Plowing is when an indenture breaks a material's surface, causing the dislocation of atoms into weaker atomic planes due to plastic deformation. Anti-scratch coatings contain filter-based materials with high ductility (ability to withstand plastic deformations) to limit plowing. Plastic deformations occur when the atomic bonds holding atomic planes break, causing the planes to dislocate into weaker positions. Control for plowing is important, as every additional plowing event leaves a scratch and greater risk for further damage.

==== Micro cracking ====
Micro-cracking causes microscopic cracks that form on brittle surfaces due to the jerking indentor movement known as stick-slip. Anti-scratch coatings control for micro-cracking by containing either fillers, binders, or additives with high tensile strength. Recently, anti-scratch research is focusing on nano-cracking, the nanotribological version of microcracking by creating nano-specific additives.

==== Ironing ====
Anti-scratch coatings control scratch ironing by either prolonging or preventing elastic deformations. Elastic deformations are non-permanent stretching of atomic bonds occurring before plastic deformation.

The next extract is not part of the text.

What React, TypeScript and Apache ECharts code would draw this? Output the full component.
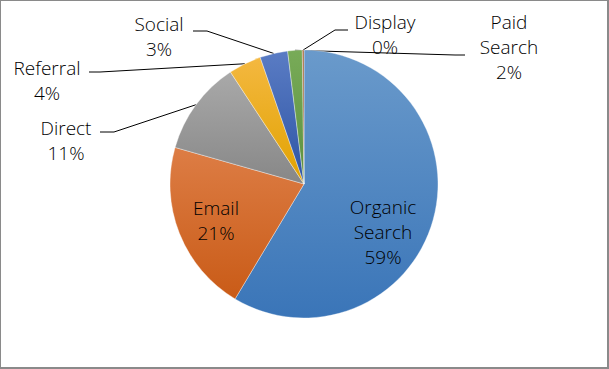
import React, { useEffect, useRef } from 'react';
import * as echarts from 'echarts';

const categories = ['Organic Search', 'Email', 'Direct', 'Referral', 'Social', 'Paid Search', 'Display'];
const shares = [58.6, 20.8, 11.35, 3.95, 3.35, 1.75, 0.2];

const gradients: [string, string][] = [
  ['#6a9acb', '#3a75b8'],
  ['#dd7d45', '#c95b17'],
  ['#a9a9a9', '#878787'],
  ['#f4b840', '#e1a200'],
  ['#5a7cc4', '#2d54a4'],
  ['#78ab58', '#5c903e'],
  ['#a5673a', '#8a4f24'],
];

// label placement (text centre, and leader-line elbow/end)
const labelSpots: Record<number, { x: number; y: number; line?: number[][] }> = {
  0: { x: 383, y: 232 },
  1: { x: 216, y: 220 },
  2: { x: 66, y: 140, line: [[114, 132], [100, 132]] },
  3: { x: 47, y: 80, line: [[100, 72], [89, 72]] },
  4: { x: 159, y: 36, line: [[207, 31], [193, 31]] },
  5: { x: 509, y: 47, line: [[455, 55], [465, 55]] },
  6: { x: 385, y: 34, line: [[335, 30], [348, 30]] },
};

export default function App() {
  const ref = useRef<HTMLDivElement>(null);
  useEffect(() => {
    document.body.style.margin = '0';
    const chart = echarts.init(ref.current!, null, { renderer: 'svg' });
    const data = categories.map((name, i) => {
      const inside = i < 2;
      return {
        name,
        value: shares[i],
        itemStyle: {
          color: new echarts.graphic.LinearGradient(0, 0, 0, 1, [
            { offset: 0, color: gradients[i][0] },
            { offset: 1, color: gradients[i][1] },
          ]),
        },
        label: { position: inside ? 'inside' : 'outside' },
        labelLine: { show: !inside },
      };
    });
    chart.setOption({
      animation: false,
      series: [
        {
          type: 'pie',
          center: [304, 184],
          radius: 134,
          startAngle: 90,
          clockwise: true,
          avoidLabelOverlap: false,
          itemStyle: { borderColor: 'rgba(255,255,255,0.6)', borderWidth: 0.6 },
          label: {
            fontFamily: 'Open Sans',
            fontWeight: 300,
            fontSize: 19,
            lineHeight: 25,
            color: '#000',
            align: 'center',
            formatter: (p: any) => `${p.name.split(' ').join('\n')}\n${Math.round(p.percent)}%`,
          },
          labelLine: { lineStyle: { color: '#000', width: 1 }, length: 10, length2: 10 },
          labelLayout: (p: any) => {
            const s = labelSpots[p.dataIndex];
            const out: any = { x: s.x, y: s.y, align: 'center', verticalAlign: 'middle' };
            if (s.line && p.labelLinePoints) {
              out.labelLinePoints = [p.labelLinePoints[0], s.line[0], s.line[1]];
            }
            return out;
          },
          data,
        },
      ],
    });
    return () => chart.dispose();
  }, []);
  return (
    <div style={{ position: 'relative', width: 609, height: 369, background: '#fff' }}>
      <div ref={ref} style={{ position: 'absolute', left: 0, top: 0, width: 609, height: 369 }} />
      <div
        style={{
          position: 'absolute',
          left: 0,
          top: 0,
          width: 609,
          height: 369,
          boxSizing: 'border-box',
          borderLeft: '1px solid #8a8a8a',
          borderTop: '1px solid #8a8a8a',
          borderRight: '2px solid #8a8a8a',
          borderBottom: '2px solid #8a8a8a',
          pointerEvents: 'none',
        }}
      />
    </div>
  );
}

Anti-scratch coatings control elastic deformations by decreasing elasticity and increasing ductility. Decreasing elasticity must be balanced, since low elasticity causes micro-cracking.

Scratch resistance can also be increased by prolonging the ironing period with high yield point materials. Yield point is the point a materials change from elastic to plastic deformations. Higher yield point materials decrease permeant plowing, by increasing non-permeant ironing.

=== Friction ===
Scratch resistance coatings create low friction surfaces. Low friction surfaces are smooth. Smooth surfaces are important since rougher surfaces are prone to scratches, as shown by the Archard wear equation.

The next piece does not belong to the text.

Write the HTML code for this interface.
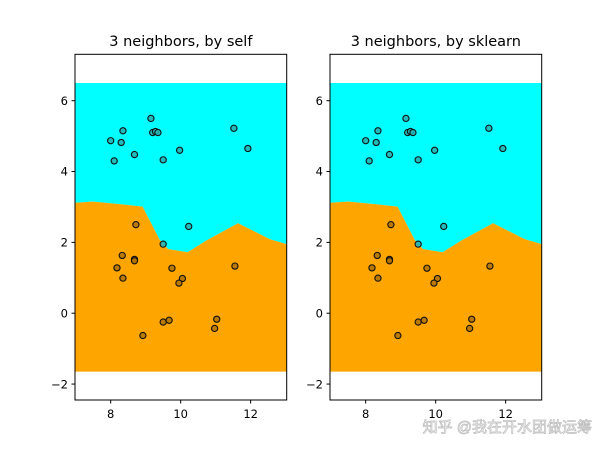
<!DOCTYPE html>
<html><head><meta charset="utf-8"><style>
body{margin:0;background:#fff;}
svg text{font-family:"DejaVu Sans","Liberation Sans",sans-serif;}
</style></head><body>
<svg id="fig" width="600" height="450" xmlns="http://www.w3.org/2000/svg"></svg>
<script>
const titles = ["3 neighbors, by self", "3 neighbors, by sklearn"];
const xTicks = [8, 10, 12];
const yTicks = [-2, 0, 2, 4, 6];
const boundaryX = [6.98, 7.5, 8.55, 8.91, 9.4, 9.64, 10.2, 10.71, 11.64, 12.55, 13.03];
const boundaryY = [3.12, 3.15, 3.05, 3.01, 2.07, 1.81, 1.72, 2.04, 2.54, 2.09, 1.95];
const regionTop = 6.5, regionBottom = -1.65;
const class0X = [8, 8.1, 8.3, 8.35, 8.68, 9.15, 9.2, 9.28, 9.35, 9.5, 9.97, 10.23, 9.5, 11.52, 11.92];
const class0Y = [4.87, 4.3, 4.82, 5.15, 4.48, 5.5, 5.1, 5.13, 5.1, 4.33, 4.6, 2.45, 1.95, 5.22, 4.65];
const class1X = [8.72, 8.33, 8.68, 8.68, 8.18, 8.35, 9.75, 10.05, 9.95, 11.55, 9.5, 9.67, 8.92, 11.03, 10.97];
const class1Y = [2.5, 1.63, 1.52, 1.48, 1.28, 0.99, 1.27, 0.98, 0.85, 1.33, -0.25, -0.2, -0.63, -0.17, -0.43];

const NS = "http://www.w3.org/2000/svg";
const fig = document.getElementById("fig");
function mk(tag, attrs, parent){const e=document.createElementNS(NS,tag);for(const k in attrs)e.setAttribute(k,attrs[k]);(parent||fig).appendChild(e);return e;}
const xmin=6.98,xmax=13.03,ymin=-2.45,ymax=7.31;
const W=211.7, T=54.3, B=400;
[75,330].forEach((L,pi)=>{
  const R=L+W;
  const sx=v=>L+(v-xmin)/(xmax-xmin)*(R-L);
  const sy=v=>B-(v-ymin)/(ymax-ymin)*(B-T);
  const g=mk("g",{});
  
  
  let top=[`${sx(xmin)},${sy(regionTop)}`,`${sx(xmax)},${sy(regionTop)}`];
  let bpts=boundaryX.map((x,i)=>`${sx(x)},${sy(boundaryY[i])}`);
  const cy=mk("polygon",{points:top.concat(bpts.slice().reverse()).join(" "),fill:"#00ffff"},g);
  
  
  const or=mk("polygon",{points:bpts.concat([`${sx(xmax)},${sy(regionBottom)}`,`${sx(xmin)},${sy(regionBottom)}`]).join(" "),fill:"#ffa500"},g);
  
  
  class0X.forEach((x,i)=>{const c=mk("circle",{cx:sx(x),cy:sy(class0Y[i]),r:3.1,fill:"#26b3b3","fill-opacity":0.9,stroke:"#111","stroke-width":1.1},g);
    });
  class1X.forEach((x,i)=>{const c=mk("circle",{cx:sx(x),cy:sy(class1Y[i]),r:3.1,fill:"#b37400","fill-opacity":0.9,stroke:"#111","stroke-width":1.1},g);
    });
  const fr=mk("rect",{x:L,y:T,width:W,height:B-T,fill:"none",stroke:"#000","stroke-width":1},g);
  
  xTicks.forEach(t=>{mk("line",{x1:sx(t),x2:sx(t),y1:B,y2:B+3.5,stroke:"#000"},g);
    const tx=mk("text",{x:sx(t),y:B+18,"font-size":11.5,"text-anchor":"middle"},g);tx.textContent=t;
    });
  yTicks.forEach(t=>{mk("line",{x1:L-3.5,x2:L,y1:sy(t),y2:sy(t),stroke:"#000"},g);
    const tx=mk("text",{x:L-7,y:sy(t)+4.2,"font-size":11.5,"text-anchor":"end"},g);tx.textContent=t<0?"\u22122":t;
    });
  const ti=mk("text",{x:L+W/2,y:46,"font-size":14.5,"text-anchor":"middle"},g);ti.textContent=titles[pi];
  
});
const wm=mk("text",{x:592,y:432,"font-size":15,"text-anchor":"end",fill:"#fff",stroke:"#bbb","stroke-width":0.7,style:'font-family:"Liberation Sans","Noto Sans CJK SC",sans-serif'});
wm.textContent="知乎 @我在开水团做运筹";


</script>
</body></html>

=== Considerations for plastics ===
Plastics have poor scratch hardness due to plastic's high viscoelasticity (highly viscous and elastic deformations) and low crystallinity. Scratch-resistant coatings applied to plastic substrates improve scratch resistance by creating a surface of non-plastic materials.

=== Decreasing scratch visibility ===
====Surface topology map showing waviness and lay====
Scratch visibility is impacted by surface grooving. Grooving surrounding a scratch site changes the angle of reflection (direction of light causing waves). When the angle of reflection is altered by more than 3 percent, scratches become visible. Anti-scratch coatings control scratch visibility by having a low grooving surface. Besides friction, low grooving surfaces depend on the topology (surface) factors of surface texture (lay) and spacing of irregularities (waviness). Topology is controlled with precision during the coating formation process.

== Coating formation ==
Main section coating formation

Coating formation is the process of coating-substrate adhesion(attachment). Anti-scratch coatings are generally applied via spray, dip, spin, roll, or flow coating. Coating formation uses various factors to affect topology-dependent scratch properties. These include additive concentration, coating thickness, and viscosity.

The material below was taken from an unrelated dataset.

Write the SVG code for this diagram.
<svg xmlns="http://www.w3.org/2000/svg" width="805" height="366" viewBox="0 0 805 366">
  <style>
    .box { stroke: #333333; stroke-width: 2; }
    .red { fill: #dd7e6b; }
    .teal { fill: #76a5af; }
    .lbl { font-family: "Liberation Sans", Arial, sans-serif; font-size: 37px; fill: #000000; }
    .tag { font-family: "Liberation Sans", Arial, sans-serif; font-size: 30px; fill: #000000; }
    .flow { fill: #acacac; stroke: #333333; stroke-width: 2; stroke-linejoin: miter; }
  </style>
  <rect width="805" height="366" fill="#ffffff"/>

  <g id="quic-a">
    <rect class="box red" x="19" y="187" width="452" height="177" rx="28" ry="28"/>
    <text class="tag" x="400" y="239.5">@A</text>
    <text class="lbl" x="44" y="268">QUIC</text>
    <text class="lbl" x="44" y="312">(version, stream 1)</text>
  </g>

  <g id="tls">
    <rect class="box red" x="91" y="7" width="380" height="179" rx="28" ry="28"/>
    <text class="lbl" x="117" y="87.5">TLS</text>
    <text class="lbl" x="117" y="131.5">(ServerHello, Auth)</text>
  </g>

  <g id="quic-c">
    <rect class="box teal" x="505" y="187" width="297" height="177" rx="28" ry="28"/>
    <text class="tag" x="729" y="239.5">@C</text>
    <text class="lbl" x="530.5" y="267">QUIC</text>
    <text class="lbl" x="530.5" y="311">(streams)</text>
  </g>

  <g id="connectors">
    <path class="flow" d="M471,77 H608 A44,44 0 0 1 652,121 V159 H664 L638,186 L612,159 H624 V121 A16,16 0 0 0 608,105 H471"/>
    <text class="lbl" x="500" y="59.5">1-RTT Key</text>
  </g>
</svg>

Most coating types can be cleaned with a non-ammonia based glass cleaner and a soft cloth.

== Testing of Scratch Resistance ==
ASTM International, the American Society for Testing and Materials, sets material testing standards for materials, including acnti-scratch coatings. Most scratch-resistant coatings fall under ASTM standard D7027 - 20 (See External links). Standard scratch resistance tests involve scratching coatings with a diamond indentor.